Ann's efforts to prepare Barry for his return to school in Hawaii are the subject of an oft repeated story told in
Dreams from My Father
and recounted occasionally in President Obama's speeches. The story concerns what Obama describes as a common practice in the Jakarta household (a practice which Saman, the houseboy, said he did not remember). Five days a week, Obama writes, Ann would enter his bedroom in Jakarta at four a.m., force-feed him breakfast, and teach him English lessons for three hours before he left for school. When he resisted, Ann would tell him: “This is no picnic for me either, buster.”
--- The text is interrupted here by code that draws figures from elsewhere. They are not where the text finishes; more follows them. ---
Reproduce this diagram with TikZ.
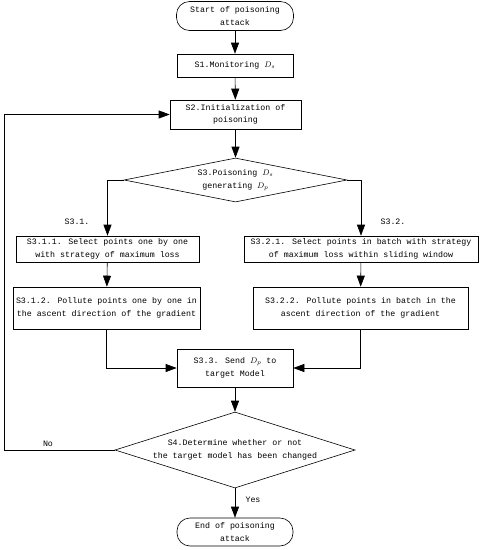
\documentclass[tikz,border=0pt]{standalone}
\usepackage{fontspec}
\setmainfont{Liberation Mono}
\usetikzlibrary{shapes.geometric,arrows.meta}

\begin{document}
\begin{tikzpicture}[x=1pt,y=-1pt, line width=0.6pt,
    every node/.style={font=\fontsize{8.3}{12.5}\selectfont, align=center, inner sep=1pt},
    box/.style={draw, rectangle},
    term/.style={draw, rectangle, rounded corners=13pt},
    decision/.style={draw, diamond, inner sep=0pt},
    arr/.style={-{Triangle[width=8pt,length=11pt]}}]
    \useasboundingbox (0,0) rectangle (480,550);

    % steps
    \node[term, minimum width=117pt, minimum height=29pt] (start) at (235,16) {Start of poisoning\\attack};
    \node[box, minimum width=116pt, minimum height=23pt] (s1) at (235,65.5) {S1.Monitoring $D_s$};
    \node[box, minimum width=131pt, minimum height=29pt] (s2) at (235.5,114.5) {S2.Initialization of\\poisoning};
    \node[decision, aspect=5, minimum width=223pt, minimum height=44pt] (s3) at (235.5,180) {S3.Poisoning $D_s$\\generating $D_p$};

    \node[box, minimum width=183pt, minimum height=26pt] (s311) at (107.5,249) {S3.1.1. Select points one by one\\with strategy of maximum loss};
    \node[box, minimum width=187pt, minimum height=42pt] (s312) at (106.5,308) {S3.1.2. Pollute points one by one in\\the ascent direction of the gradient};
    \node[box, minimum width=234pt, minimum height=26pt] (s321) at (361,249) {S3.2.1. Select points in batch with strategy\\of maximum loss within sliding window};
    \node[box, minimum width=215pt, minimum height=42pt] (s322) at (360.5,308) {S3.2.2. Pollute points in batch in the\\ascent direction of the gradient};

    \node[box, minimum width=116pt, minimum height=38pt] (s33) at (235,368) {S3.3. Send $D_p$ to\\target Model};
    \node[decision, aspect=3.15, minimum width=240pt, minimum height=76pt] (s4) at (235,450) {S4.Determine whether or not\\the target model has been changed};
    \node[term, minimum width=116pt, minimum height=28pt] (end) at (235,532) {End of poisoning\\attack};

    % connectors
    \draw[arr] (start) -- (s1);
    \draw[arr] (s1) -- (s2);
    \draw[arr] (s2) -- (s3);
    \draw[arr] (s3.west) -| (s311.north);
    \draw[arr] (s3.east) -| (s321.north);
    \node (l31) at (77,222) {S3.1.};
    \node (l32) at (393,222) {S3.2.};
    \draw[arr] (s311) -- (s312);
    \draw[arr] (s321) -- (s322);
    \draw[arr] (s312.south) |- (s33.west);
    \draw[arr] (s322.south) |- (s33.east);
    \draw[arr] (s33) -- (s4);
    \draw[arr] (s4.south) -- (end.north);
    \node (yes) at (253,500) {Yes};

    \coordinate (back) at (4,450);
    \draw[arr] (s4.west) -- (back) |- (s2.west);
    \node (no) at (48,444) {No};
\end{tikzpicture}
\end{document}
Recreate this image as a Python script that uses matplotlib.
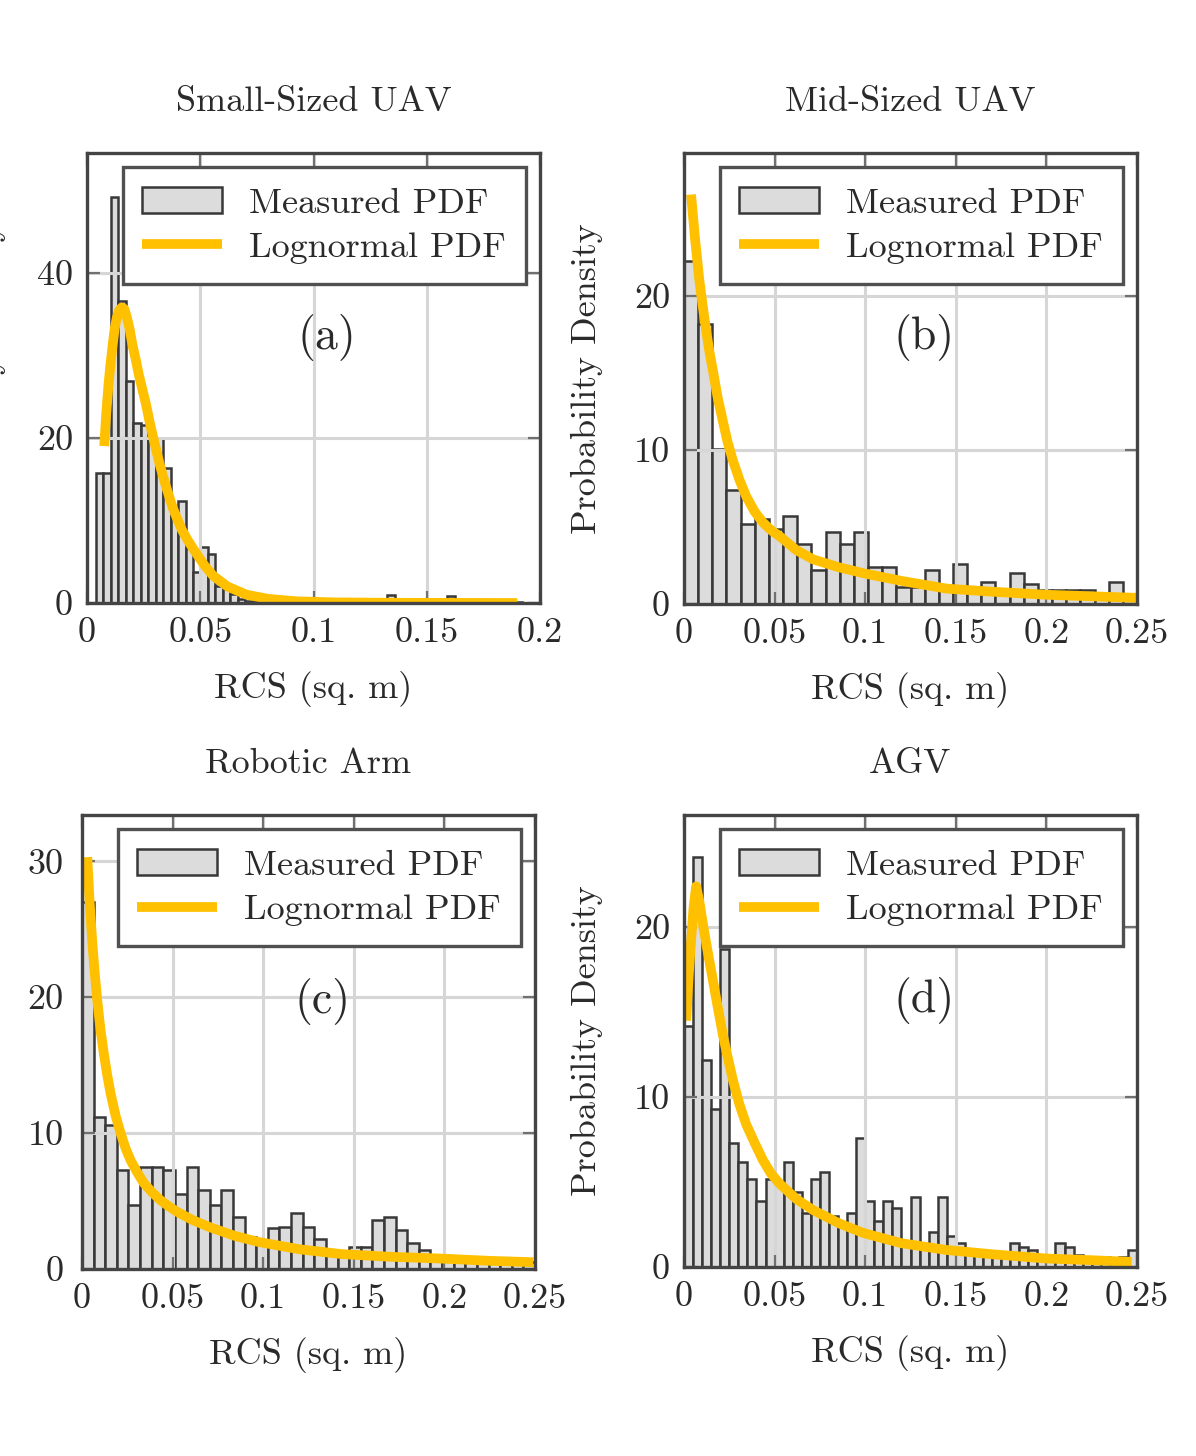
import matplotlib
matplotlib.use("Agg")
import numpy as np
import matplotlib.pyplot as plt

plt.rcParams['font.family'] = 'cmr10'
plt.rcParams['mathtext.fontset'] = 'cm'
plt.rcParams['axes.formatter.use_mathtext'] = True

# ---------------- data ----------------
titles = ["Small-Sized UAV", "Mid-Sized UAV", "Robotic Arm", "AGV"]
panel_tags = ["(a)", "(b)", "(c)", "(d)"]
legend_labels = ["Measured PDF", "Lognormal PDF"]
x_label = "RCS (sq. m)"
y_label = "Probability Density"

# Panel (a) histogram: bin start, bin width, heights
a_bin_start = 0.0039
a_bin_width = 0.0033
a_heights = [15.8, 15.8, 49.2, 36.6, 26.9, 21.8, 21.5, 20.0, 20.0, 16.4, 10.5, 12.3, 6.7, 3.7, 6.8, 5.9, 2.1,
             1.7, 1.1, 0.5, 0.3, 0.3, 0.2, 0.2, 0.1, 0.1, 0.1, 0.1, 0.1, 0.0,
             0.0, 0.1, 0.0, 0.0, 0.1, 0.0, 0.0, 0.1, 0.2, 1.0, 0.2, 0.0, 0.1, 0.0, 0.0, 0.2, 0.3, 0.8,
             0.3, 0.0, 0.1, 0.0, 0.0, 0.1, 0.0, 0.0, 0.1, 0.0]
a_fit_x = [0.0076, 0.0085, 0.0095, 0.0104, 0.0113, 0.0122, 0.0132, 0.0143, 0.0154, 0.0165, 0.0176, 0.0188,
           0.0201, 0.0215, 0.0230, 0.0245, 0.0261, 0.0275, 0.0290, 0.0305, 0.0320, 0.0335, 0.0350, 0.0365,
           0.0379, 0.0395, 0.0420, 0.0445, 0.0468, 0.0495, 0.0520, 0.0557, 0.0620, 0.0705, 0.0800, 0.0927,
           0.1100, 0.1400, 0.1900]
a_fit_y = [19.0, 23.0, 26.5, 29.0, 31.2, 33.2, 34.6, 35.5, 35.8, 35.6, 34.6, 33.2,
           31.2, 29.5, 27.5, 25.8, 24.0, 22.1, 20.3, 18.6, 16.9, 15.4, 14.0, 12.7,
           11.5, 10.4, 8.8, 7.6, 6.6, 5.5, 4.5, 3.3, 2.0, 1.0, 0.5, 0.2,
           0.07, 0.02, 0.0]
a_xticks = [0, 0.05, 0.1, 0.15, 0.2]
a_xticklabels = ["0", "0.05", "0.1", "0.15", "0.2"]
a_yticks = [0, 20, 40]
a_xlim = (0, 0.2)
a_ylim = (0, 54.5)

# Panel (b)
b_bin_start = 0.0
b_bin_width = 0.25 / 32
b_heights = [22.3, 18.2, 10.1, 7.4, 5.2, 5.5, 4.9, 5.7, 3.9, 2.2, 4.7, 3.9, 4.7, 2.4, 2.4, 1.1,
             1.1, 2.2, 1.1, 2.6, 0.9, 1.45, 0.7, 2.0, 1.3, 0.9, 0.9, 0.9, 0.9, 0.6, 1.45, 0.6]
b_fit_x = [0.0039, 0.0062, 0.0085, 0.0104, 0.0122, 0.0140, 0.0159, 0.0186, 0.0214, 0.0241, 0.0269,
           0.0305, 0.0343, 0.0390, 0.0435, 0.0480, 0.0528, 0.0620, 0.0712, 0.0850, 0.0990, 0.1200,
           0.1450, 0.1700, 0.2000, 0.2250, 0.2500]
b_fit_y = [26.6, 23.6, 21.0, 19.3, 17.8, 16.4, 15.2, 13.4, 11.9, 10.5, 9.35,
           8.1, 7.0, 6.0, 5.3, 4.8, 4.4, 3.5, 2.9, 2.4, 2.0, 1.5,
           1.0, 0.8, 0.6, 0.5, 0.4]
b_xticks = [0, 0.05, 0.1, 0.15, 0.2, 0.25]
b_xticklabels = ["0", "0.05", "0.1", "0.15", "0.2", "0.25"]
b_yticks = [0, 10, 20]
b_xlim = (0, 0.25)
b_ylim = (0, 29.3)

# Panel (c)
c_bin_start = 0.0
c_bin_width = 0.25 / 39
c_heights = [27.0, 11.2, 10.6, 7.3, 4.7, 7.5, 7.5, 7.3, 5.5, 7.5, 5.8, 4.7, 5.8, 3.8, 2.35, 2.1, 3.0,
             3.1, 4.1, 3.1, 2.2, 1.1, 0.9, 1.6, 1.6, 3.6, 3.8, 2.9, 1.9, 1.4, 0.9, 0.7, 0.6, 0.6,
             0.6, 0.6, 0.6, 0.5, 0.5]
c_fit_x = [0.0029, 0.0042, 0.0056, 0.0070, 0.0084, 0.0102, 0.0121, 0.0140, 0.0158, 0.0185, 0.0213,
           0.0240, 0.0268, 0.0305, 0.0342, 0.0390, 0.0434, 0.0480, 0.0526, 0.0610, 0.0710, 0.0840,
           0.0970, 0.1200, 0.1430, 0.1700, 0.1980, 0.2250, 0.2490]
c_fit_y = [30.3, 27.0, 24.2, 21.8, 19.8, 17.6, 15.8, 14.2, 12.9, 11.3, 10.0,
           8.9, 8.0, 7.1, 6.3, 5.6, 5.05, 4.6, 4.2, 3.6, 3.05, 2.45,
           2.0, 1.45, 1.1, 0.9, 0.77, 0.6, 0.5]
c_xticks = [0, 0.05, 0.1, 0.15, 0.2, 0.25]
c_xticklabels = ["0", "0.05", "0.1", "0.15", "0.2", "0.25"]
c_yticks = [0, 10, 20, 30]
c_xlim = (0, 0.25)
c_ylim = (0, 33.4)

# Panel (d)
d_bin_start = 0.0
d_bin_width = 0.005
d_heights = [14.2, 24.1, 12.2, 9.3, 18.7, 7.3, 6.2, 5.2, 3.9, 5.2, 4.8, 6.2, 4.4, 3.2, 5.2, 5.6, 3.0,
             2.4, 3.2, 7.6, 3.9, 2.7, 3.9, 3.45, 1.3, 4.1, 1.3, 2.06, 4.1, 1.8, 1.4, 1.0, 0.8, 0.8,
             0.7, 0.7, 1.4, 1.2, 1.0, 0.7, 0.7, 1.4, 1.2, 0.7, 0.6, 0.6, 0.6, 0.5, 0.6, 1.0]
d_fit_x = [0.0012, 0.0025, 0.0039, 0.0053, 0.0067, 0.0085, 0.0104, 0.0130, 0.0159, 0.0186, 0.0214,
           0.0242, 0.0270, 0.0305, 0.0343, 0.0390, 0.0435, 0.0480, 0.0528, 0.0620, 0.0712, 0.0860,
           0.0990, 0.1200, 0.1450, 0.1700, 0.2000, 0.2250, 0.2470]
d_fit_y = [14.5, 17.0, 19.2, 21.2, 22.4, 21.5, 20.2, 18.6, 16.9, 15.3, 13.7,
           12.3, 11.0, 9.6, 8.4, 7.3, 6.3, 5.5, 4.9, 4.0, 3.35, 2.55,
           2.0, 1.4, 1.0, 0.75, 0.5, 0.4, 0.3]
d_xticks = [0, 0.05, 0.1, 0.15, 0.2, 0.25]
d_xticklabels = ["0", "0.05", "0.1", "0.15", "0.2", "0.25"]
d_yticks = [0, 10, 20]
d_xlim = (0, 0.25)
d_ylim = (0, 26.6)

# ---------------- style ----------------
W, H = 1196, 1456
BAR_FACE = "#dcdcdc"
BAR_EDGE = "#383838"
FIT_COLOR = "#FFC000"
TEXT_COLOR = "#2a2a2a"
GRID_COLOR = "#d6d6d6"
SPINE_COLOR = "#444444"
FS = 26

# axes rectangles in pixels: left, top, right, bottom
rects_px = [(87, 153, 540, 603), (684, 153, 1137, 604), (82, 815, 535, 1269), (684, 815, 1137, 1267)]
ytick_pads = [10, 10, 13, 10]

panels = [
    (a_bin_start, a_bin_width, a_heights, a_fit_x, a_fit_y, a_xticks, a_xticklabels, a_yticks, a_xlim, a_ylim),
    (b_bin_start, b_bin_width, b_heights, b_fit_x, b_fit_y, b_xticks, b_xticklabels, b_yticks, b_xlim, b_ylim),
    (c_bin_start, c_bin_width, c_heights, c_fit_x, c_fit_y, c_xticks, c_xticklabels, c_yticks, c_xlim, c_ylim),
    (d_bin_start, d_bin_width, d_heights, d_fit_x, d_fit_y, d_xticks, d_xticklabels, d_yticks, d_xlim, d_ylim),
]

fig = plt.figure(figsize=(W / 100, H / 100), dpi=100)

for i, (start, width, heights, fx, fy, xt, xtl, yt, xl, yl) in enumerate(panels):
    l, t, r, b = rects_px[i]
    ax = fig.add_axes([l / W, 1 - b / H, (r - l) / W, (b - t) / H])
    left_edges = start + width * np.arange(len(heights))
    bars = ax.bar(left_edges, heights, width=width, align='edge', color=BAR_FACE,
                  edgecolor=BAR_EDGE, linewidth=1.8, zorder=1, label=legend_labels[0])
    line, = ax.plot(fx, fy, color=FIT_COLOR, linewidth=7, zorder=3,
                    solid_joinstyle='round', solid_capstyle='butt', label=legend_labels[1])
    ax.set_xlim(*xl)
    ax.set_ylim(*yl)
    ax.set_xticks(xt)
    ax.set_xticklabels(xtl)
    ax.set_yticks(yt)
    ax.set_yticklabels([str(v) for v in yt])
    ax.set_axisbelow(False)
    ax.grid(True, color=GRID_COLOR, linewidth=2.2, zorder=2)
    for sp in ax.spines.values():
        sp.set_color(SPINE_COLOR)
        sp.set_linewidth(2.4)
        sp.set_zorder(4)
    ax.tick_params(direction='in', top=True, right=True, length=9, width=1.6, color='#707070',
                   labelsize=FS, labelcolor=TEXT_COLOR, pad=10)
    ax.tick_params(axis='y', pad=ytick_pads[i])
    ax.set_title(titles[i], fontsize=FS, color=TEXT_COLOR, pad=30)
    ax.set_xlabel(x_label, fontsize=FS, color=TEXT_COLOR, labelpad=16)
    ax.set_ylabel(y_label, fontsize=FS, color=TEXT_COLOR, labelpad=22)
    ax.text(0.53, 0.59, panel_tags[i], transform=ax.transAxes, fontsize=33, color=TEXT_COLOR,
            ha='center', va='center', zorder=3)
    leg = ax.legend(handles=[bars, line], labels=legend_labels, loc='upper right', fontsize=FS,
                    frameon=True, fancybox=False, framealpha=1, edgecolor='#505050',
                    borderaxespad=0.4, handlelength=2.2, handletextpad=0.75, labelspacing=0.34,
                    borderpad=0.55)
    leg.get_frame().set_linewidth(2.4)
    for txt in leg.get_texts():
        txt.set_color(TEXT_COLOR)
    leg.set_zorder(5)

fig.savefig("out.png", dpi=100, facecolor='white')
In early 1971, Ann told Barry, then age nine, that he would be returning to Hawaii. He would live with his grandparents in Honolulu and attend Punahou Academy, a respected prep school within walking distance of the Dunhams' apartment. His application had been considered, Obama says, only through the intervention of an alumnus who was Stanley's boss. “It was time for me to attend an American school, she had said,” he writes. “I'd run through all the lessons of my correspondence course. She said that she and Maya would be joining me in Hawaii very soon—a year, tops—and that she'd try to make it there for Christmas.” Madelyn's brother Charles Payne told me he suspected that Madelyn played a part in the decision. “Madelyn always had a great concern about Barack getting a good education,” he said. “I think that was her defense against his racial mixture—that education was the solution to whatever problems that would bring.”
Ann, too, may have doubted the wisdom of her decision to take Barry to Indonesia at the moment she did. Yang Suwan, her Indonesian friend, remembered Ann once saying as much: “She said if she had known before, she wouldn't have come and brought Barack.” And in
The Audacity of Hope
, Obama writes, “In later years my mother would insist that had she known what had transpired in the preceding months, we never would have made the trip.”
Now she was dispatching him, alone, on a trip halfway around the globe. As he later described his send-off in
Dreams from My Father
, an Indonesian copilot who was a friend of Ann's escorted him to the plane “as she and Lolo and my new sister, Maya, stood by at the gate.”
Ann's decision to marry Lolo had required that she uproot Barry, at age six, and transplant him to Jakarta. Now she was uprooting him again, at barely ten, and sending him back. She would follow him to Hawaii only to leave him again, less than three years later. When we spoke, Obama recalled those serial displacements. He was less aware at that time, he said, of the toll they took than he would become many years later.
“I think that was harder on a ten-year-old boy than he'd care to admit at the time,” Obama said, folded into a chair in the Oval Office and speaking about his mother with a mix of affection and critical distance. “When we were separated again during high school, at that point I was old enough to say, ‘This is my choice, my decision.' But being a parent now and looking back at that, I could see—you know what?—that would be hard on a kid.”